The year of the rookie. The rise of the Cubs. A Royal redemption. These and many other storylines defined what was one of the most exciting baseball seasons in recent memory.
One interesting storyline from 2015 that doesn’t get the same attention is the continued rise of the dominant bullpen and, more specifically, the dominant reliever. Names like Cody Allen, Carson Smith, Ken Giles, and others continued to impress or rose to more prominence. New names began to make their mark on both leagues. One such name that flew under the radar , mostly due to the poor performance of the team he plays for, is Will Smith of the Milwaukee Brewers.
Smith may not have “wowed” the way other relievers did last season, but even so, he ended the season as one of the best relievers in baseball. Smith’s ERA left a little to be desired when compared to other more dominant relievers, as he finished the year with an ERA of 2.70, good for 45th among relievers. In terms of FIP, however, Smith was one of the better relievers in baseball, finishing the season in the 14th spot with a FIP of 2.47.
In terms of non-closers, Smith found himself among good company with the likes of Liam Hendriks, Josh Fields, Sergio Romo, and Dellin Betances, all of whom excelled in late inning roles. In terms of FIP, only Hendriks, Fields, and Romo were better among non-closer pitchers. Beyond that, Smith was sixth in the league among relievers in terms of K/9 with 12.93 strikeouts per nine innings. In that regard, Smith had even better company, trailing only Aroldis Chapman, Andrew Miller, Betances, Kenley Jansen, and Craig Kimbrel, arguably the five best relievers in all of baseball, at least in terms of strikeout ability.
Despite this relative success, Smith flew under the radar in 2015 due to his position as a non-closer on a rebuilding team that was also one of the worst teams, not only in the National League, but in all of baseball. Returning to the Milwaukee Brewers once again in 2016, Smith could go relatively unnoticed in yet another season. However, with the departure of former closer Francisco Rodriguez, Will Smith could finally become the man in Milwaukee.
It’s still unclear whether Smith will get the closer role, with Jeremy Jeffress also in contention, but it can be argued that Smith deserves it over Jeffress.

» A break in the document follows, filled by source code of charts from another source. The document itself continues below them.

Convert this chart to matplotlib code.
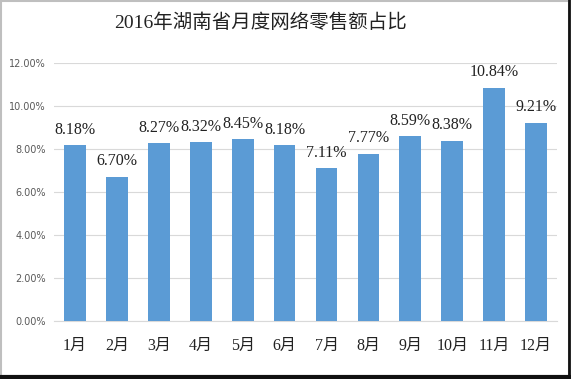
import matplotlib.pyplot as plt
from matplotlib.patches import Rectangle
from matplotlib.ticker import FuncFormatter

months = ["1月", "2月", "3月", "4月", "5月", "6月", "7月", "8月", "9月", "10月", "11月", "12月"]
share = [8.18, 6.70, 8.27, 8.32, 8.45, 8.18, 7.11, 7.77, 8.59, 8.38, 10.84, 9.21]
yticks = [0, 2, 4, 6, 8, 10, 12]

serif_cjk = ["Liberation Serif", "Noto Sans CJK SC"]
bar_color = "#5B9BD5"

fig = plt.figure(figsize=(5.71, 3.79), dpi=100)
ax = fig.add_axes([0.0946, 0.153, 0.881, 0.681])

x = list(range(len(months)))
ax.bar(x, share, width=0.52, color=bar_color, zorder=3)

for xi, v in zip(x, share):
    ax.text(xi, v + 0.35, f"{v:.2f}%", ha="center", va="bottom",
            fontsize=11.5, family=serif_cjk, color="#222222")

ax.set_xlim(-0.5, len(months) - 0.5)
ax.set_ylim(0, 12)
ax.set_yticks(yticks)
ax.yaxis.set_major_formatter(FuncFormatter(lambda v, p: f"{v:.2f}%"))
ax.set_xticks(x)
ax.set_xticklabels(months, family=serif_cjk, fontsize=11.5, color="#222222")
ax.tick_params(axis="y", labelsize=7, colors="#595959", length=0, pad=6)
ax.tick_params(axis="x", length=0, pad=12)
ax.grid(axis="y", color="#D9D9D9", linewidth=0.8, zorder=0)
for s in ["top", "right", "left"]:
    ax.spines[s].set_visible(False)
ax.spines["bottom"].set_color("#D9D9D9")

fig.text(0.457, 0.94, "2016年湖南省月度网络零售额占比", ha="center", va="center",
         fontsize=14, family=serif_cjk, color="#222222")

# outer frame
fig.patches.append(Rectangle((0.002, 0.004), 0.994, 0.994, transform=fig.transFigure,
                             fill=False, edgecolor="#BFBFBF", linewidth=1.5))
fig.add_artist(plt.Line2D([0, 1], [0.004, 0.004], transform=fig.transFigure,
                          color="#111111", linewidth=3))
fig.add_artist(plt.Line2D([0.996, 0.996], [0, 1], transform=fig.transFigure,
                          color="#111111", linewidth=2))

fig.savefig("out.png", dpi=100)
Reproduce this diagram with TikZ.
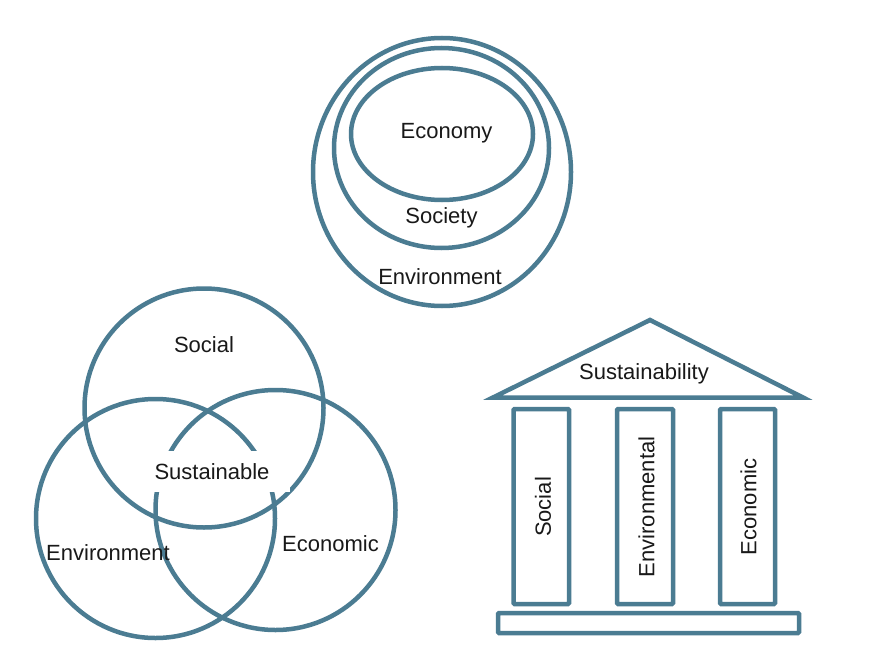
\documentclass[tikz,border=0pt]{standalone}
\usepackage{fontspec}
\setmainfont{Liberation Sans}
\definecolor{steel}{HTML}{4B7C92}
\begin{document}
\begin{tikzpicture}[x=1pt,y=-1pt,
  ln/.style={draw=steel,line width=4.5pt},
  lbl/.style={font=\fontsize{22}{26}\selectfont,text=black!90,inner sep=0pt},
  column/.style={ln,rounded corners=1pt}]
\useasboundingbox[fill=white] (0,0) rectangle (880,663);
% nested ellipses
\draw[ln] (442,172) ellipse [x radius=129, y radius=134];
\draw[ln] (441.5,148) ellipse [x radius=107.5, y radius=100];
\draw[ln] (442,134) ellipse [x radius=91, y radius=66];
\node[lbl] (economy) at (446.5,133.5) {Economy};
\node[lbl] (society) at (441.5,218) {Society};
\node[lbl] (environment) at (440,276.5) {Environment};
% Venn
\draw[ln] (204,408) circle [radius=119.5];
\draw[ln] (155.5,518.5) circle [radius=119.5];
\draw[ln] (275.5,510) circle [radius=120];
\node[lbl,fill=white,minimum width=156pt,minimum height=41pt] (sust) at (212,471.5) {Sustainable};
\node[lbl] (social) at (204,344.5) {Social};
\node[lbl] (venv) at (108,553) {Environment};
\node[lbl] (vecon) at (330.5,544) {Economic};
% temple
\draw[ln] (493,397.5) -- (650,320) -- (803,397.5) -- cycle;
\node[lbl] (sustainability) at (644,374) {Sustainability};
\draw[column] (513.5,409) rectangle (569,604);
\draw[column] (617,409) rectangle (673,604);
\draw[column] (720,409) rectangle (775,604);
\draw[column] (498,613) rectangle (799,633);
\node[lbl,rotate=90] (csocial) at (543,507) {Social};
\node[lbl,rotate=90] (cenv) at (646.5,507) {Environmental};
\node[lbl,rotate=90] (cecon) at (748.5,507) {Economic};
\end{tikzpicture}
\end{document}
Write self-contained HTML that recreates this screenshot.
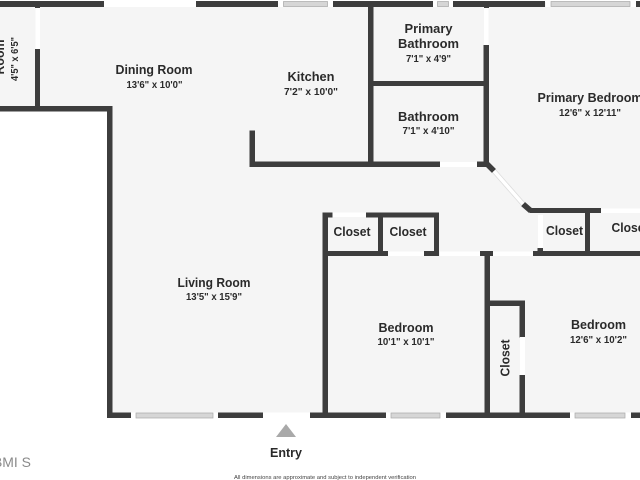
<!DOCTYPE html>
<html><head><meta charset="utf-8"><style>
html,body{margin:0;padding:0;background:#fff}
svg{display:block}
text{font-family:"Liberation Sans",sans-serif;fill:#2b2b2b;text-anchor:middle;font-weight:bold}
.n{font-size:12.5px}
.d{font-size:10px}
</style></head><body>
<svg width="640" height="480" viewBox="0 0 640 480" xmlns="http://www.w3.org/2000/svg">
<defs><filter id="b" x="-5%" y="-5%" width="110%" height="110%"><feGaussianBlur stdDeviation="0.35"/></filter></defs>
<rect width="640" height="480" fill="#fff"/>
<g filter="url(#b)">
<polygon points="0,2 640,2 640,416 110,416 110,108 0,108" fill="#f5f5f5"/>
<g fill="#3c3c3c">
<rect x="0" y="1" width="104" height="6"/>
<rect x="196" y="1" width="82" height="6"/>
<rect x="333" y="1" width="100" height="6"/>
<rect x="453" y="1" width="92" height="6"/>
<rect x="636" y="1" width="4" height="6"/>
<rect x="35" y="1" width="5" height="7"/>
<rect x="35" y="49" width="5" height="60"/>
<rect x="0" y="106" width="112.500" height="5.500"/>
<rect x="107" y="106" width="5.500" height="312"/>
<rect x="249.500" y="130.500" width="5.500" height="36.500"/>
<rect x="249.500" y="161.500" width="190.500" height="5.500"/>
<rect x="477" y="161.500" width="12" height="5.500"/>
<rect x="368" y="4" width="5.500" height="163"/>
<rect x="368" y="81" width="121" height="5"/>
<rect x="483.500" y="45" width="5.500" height="122"/>
<rect x="484" y="4" width="5" height="4"/>
<line x1="487" y1="164" x2="494" y2="171" stroke="#3c3c3c" stroke-width="5.500"/>
<line x1="523" y1="204" x2="531" y2="211" stroke="#3c3c3c" stroke-width="5.500"/>
<rect x="530" y="208" width="71" height="5"/>
<rect x="585" y="208" width="5" height="48"/>
<rect x="533" y="251" width="107" height="5"/>
<rect x="537.500" y="248" width="5.500" height="4"/>
<rect x="322.500" y="212.500" width="5.500" height="205.500"/>
<rect x="322.500" y="212.500" width="10" height="5"/>
<rect x="366" y="212.500" width="73" height="5"/>
<rect x="378" y="212.500" width="5" height="43"/>
<rect x="434" y="212.500" width="5" height="43"/>
<rect x="327" y="251" width="61" height="5"/>
<rect x="424" y="251" width="15" height="5"/>
<rect x="480" y="251" width="13" height="5"/>
<rect x="484.500" y="251" width="5.500" height="167"/>
<rect x="485" y="300.500" width="40" height="5.500"/>
<rect x="519.500" y="300.500" width="5.500" height="37"/>
<rect x="519.500" y="375" width="5.500" height="43"/>
<rect x="107" y="412.500" width="24" height="5.500"/>
<rect x="218" y="412.500" width="45" height="5.500"/>
<rect x="310" y="412.500" width="76" height="5.500"/>
<rect x="446" y="412.500" width="124" height="5.500"/>
<rect x="631" y="412.500" width="9" height="5.500"/>
</g>
<line x1="494" y1="171" x2="523" y2="204" stroke="#dcdcdc" stroke-width="5"/>
<line x1="494" y1="171" x2="523" y2="204" stroke="#fff" stroke-width="3.500"/>
<g fill="#fff">
<rect x="104" y="1" width="92" height="6"/>
<rect x="278" y="1" width="5" height="6"/>
<rect x="328" y="1" width="5" height="6"/>
<rect x="433" y="1" width="4" height="6"/>
<rect x="449" y="1" width="4" height="6"/>
<rect x="546" y="1" width="5" height="6"/>
<rect x="630" y="1" width="6" height="6"/>
<rect x="35.500" y="8" width="4.500" height="41"/>
<rect x="484" y="8" width="4.500" height="37"/>
<rect x="440" y="162" width="37" height="5"/>
<rect x="601" y="208.500" width="39" height="4.500"/>
<rect x="538" y="215" width="5" height="33"/>
<rect x="332.500" y="212.500" width="33.500" height="4.500"/>
<rect x="388" y="251.500" width="36" height="4.500"/>
<rect x="440" y="251.500" width="40" height="4.500"/>
<rect x="493" y="251.500" width="40" height="4.500"/>
<rect x="520" y="337" width="5" height="38"/>
<rect x="131" y="412.500" width="5" height="5.500"/>
<rect x="213" y="412.500" width="5" height="5.500"/>
<rect x="263" y="412.500" width="47" height="5.500"/>
<rect x="386" y="412.500" width="5" height="5.500"/>
<rect x="440" y="412.500" width="6" height="5.500"/>
<rect x="570" y="412.500" width="5" height="5.500"/>
<rect x="625" y="412.500" width="6" height="5.500"/>
</g>
<g fill="#d6d6d6" stroke="#a8a8a8" stroke-width="0.7">
<rect x="283.500" y="1.500" width="44" height="5"/>
<rect x="437.500" y="1.500" width="11" height="5"/>
<rect x="551" y="1.500" width="79" height="5"/>
<rect x="136" y="413" width="77" height="5"/>
<rect x="391" y="413" width="49" height="5"/>
<rect x="575" y="413" width="50" height="5"/>
</g>
<polygon points="286,424 296,437 276,437" fill="#a9a9a9"/>
<text class="n" x="154" y="74" textLength="77" lengthAdjust="spacingAndGlyphs">Dining Room</text>
<text class="d" x="154.500" y="88" textLength="56" lengthAdjust="spacingAndGlyphs">13'6" x 10'0"</text>
<text class="n" x="311" y="81" textLength="47" lengthAdjust="spacingAndGlyphs">Kitchen</text>
<text class="d" x="311" y="95" textLength="54" lengthAdjust="spacingAndGlyphs">7'2" x 10'0"</text>
<text class="n" x="428.500" y="33" textLength="48" lengthAdjust="spacingAndGlyphs">Primary</text>
<text class="n" x="428.500" y="48" textLength="61" lengthAdjust="spacingAndGlyphs">Bathroom</text>
<text class="d" x="428.500" y="62" textLength="45" lengthAdjust="spacingAndGlyphs">7'1" x 4'9"</text>
<text class="n" x="428.500" y="121" textLength="61" lengthAdjust="spacingAndGlyphs">Bathroom</text>
<text class="d" x="428.500" y="134" textLength="52" lengthAdjust="spacingAndGlyphs">7'1" x 4'10"</text>
<text class="n" x="590" y="102" textLength="105" lengthAdjust="spacingAndGlyphs">Primary Bedroom</text>
<text class="d" x="590" y="116" textLength="62" lengthAdjust="spacingAndGlyphs">12'6" x 12'11"</text>
<text class="n" x="352" y="236" textLength="37" lengthAdjust="spacingAndGlyphs">Closet</text>
<text class="n" x="408" y="236" textLength="37" lengthAdjust="spacingAndGlyphs">Closet</text>
<text class="n" x="564.500" y="235" textLength="37" lengthAdjust="spacingAndGlyphs">Closet</text>
<text class="n" x="630" y="232" textLength="37" lengthAdjust="spacingAndGlyphs">Closet</text>
<text class="n" x="214" y="287" textLength="73" lengthAdjust="spacingAndGlyphs">Living Room</text>
<text class="d" x="214" y="300" textLength="56" lengthAdjust="spacingAndGlyphs">13'5" x 15'9"</text>
<text class="n" x="406" y="332" textLength="55" lengthAdjust="spacingAndGlyphs">Bedroom</text>
<text class="d" x="406" y="345" textLength="57" lengthAdjust="spacingAndGlyphs">10'1" x 10'1"</text>
<text class="n" x="598.500" y="329" textLength="55" lengthAdjust="spacingAndGlyphs">Bedroom</text>
<text class="d" x="598.500" y="343" textLength="57" lengthAdjust="spacingAndGlyphs">12'6" x 10'2"</text>
<text class="n" transform="translate(509.500,358) rotate(-90)" textLength="37" lengthAdjust="spacingAndGlyphs">Closet</text>
<text class="n" transform="translate(4,57) rotate(-90)" textLength="35" lengthAdjust="spacingAndGlyphs">Room</text>
<text class="d" transform="translate(18,59) rotate(-90)" textLength="44" lengthAdjust="spacingAndGlyphs">4'5" x 6'5"</text>
<text x="286" y="457" style="font-size:13px" textLength="32" lengthAdjust="spacingAndGlyphs">Entry</text>
<text x="12" y="467" style="font-size:14px;font-weight:normal;fill:#8a8a8a" textLength="38" lengthAdjust="spacingAndGlyphs">BMI S</text>
<text x="325" y="479" style="font-size:5px;font-weight:normal;fill:#444" textLength="182" lengthAdjust="spacingAndGlyphs">All dimensions are approximate and subject to independent verification</text>
</g>
</svg>
</body></html>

In 2015, Jeffress pitched in 68 innings in 2015, compiling a 2.65 ERA and a solid 3.00 FIP. Not quite the impressive numbers of Smith, but impressive nonetheless. Jeffress definitely has earned some consideration for the role, but since he is arbitration eligible next season, it’s unclear whether the Brewers want to be paying a heftier price in free agency because of it. This leaves Will Smith as the more realistic option.
Despite his dominance in a late inning role, there are some question marks in Smith’s game that could hold him back from being a closer. Even though Smith is a left handed reliever, he surprisingly had poor splits against same handed batters. Despite holding right handed hitters to a .193 batting average and a .243 wOBA, Smith was hit hard by same handed hitters to the tune of a .250 batting average and .338 wOBA. Clearly not ideal numbers for a closer, even with the high strikeout numbers.
Beyond that, there were also some concerns with Smith’s WHIP numbers in 2015. Despite finishing the season with a WHIP of just over 1.00 against right handed hitters, Smith finished with a 1.41 WHIP against left handed hitters. While most left handed relievers have the split advantage against same handed hitters, Smith struggled against lefties not only in terms of giving up hits, including a 1.33 HR/9 rate, but also in terms of giving up walks, with 4.00 BB/9 against lefties. Overall, Smith will need to improve his performance against same handed hitters if he is going to take a step forward and become one of the elite relief pitchers in baseball.
For the 2016 Milwaukee Brewers, Will Smith is certainly an important cog in the machine. Despite the team being in the midst of a rebuild, Smith still holds significant value not only on the team, but on the trade market as well. If he is able to solidify his position as the closer early in 2016, and improve his splits, he could become one of the best relievers in baseball and, more importantly, one of the hottest trade commodities come late July. For Will Smith, it is now or never.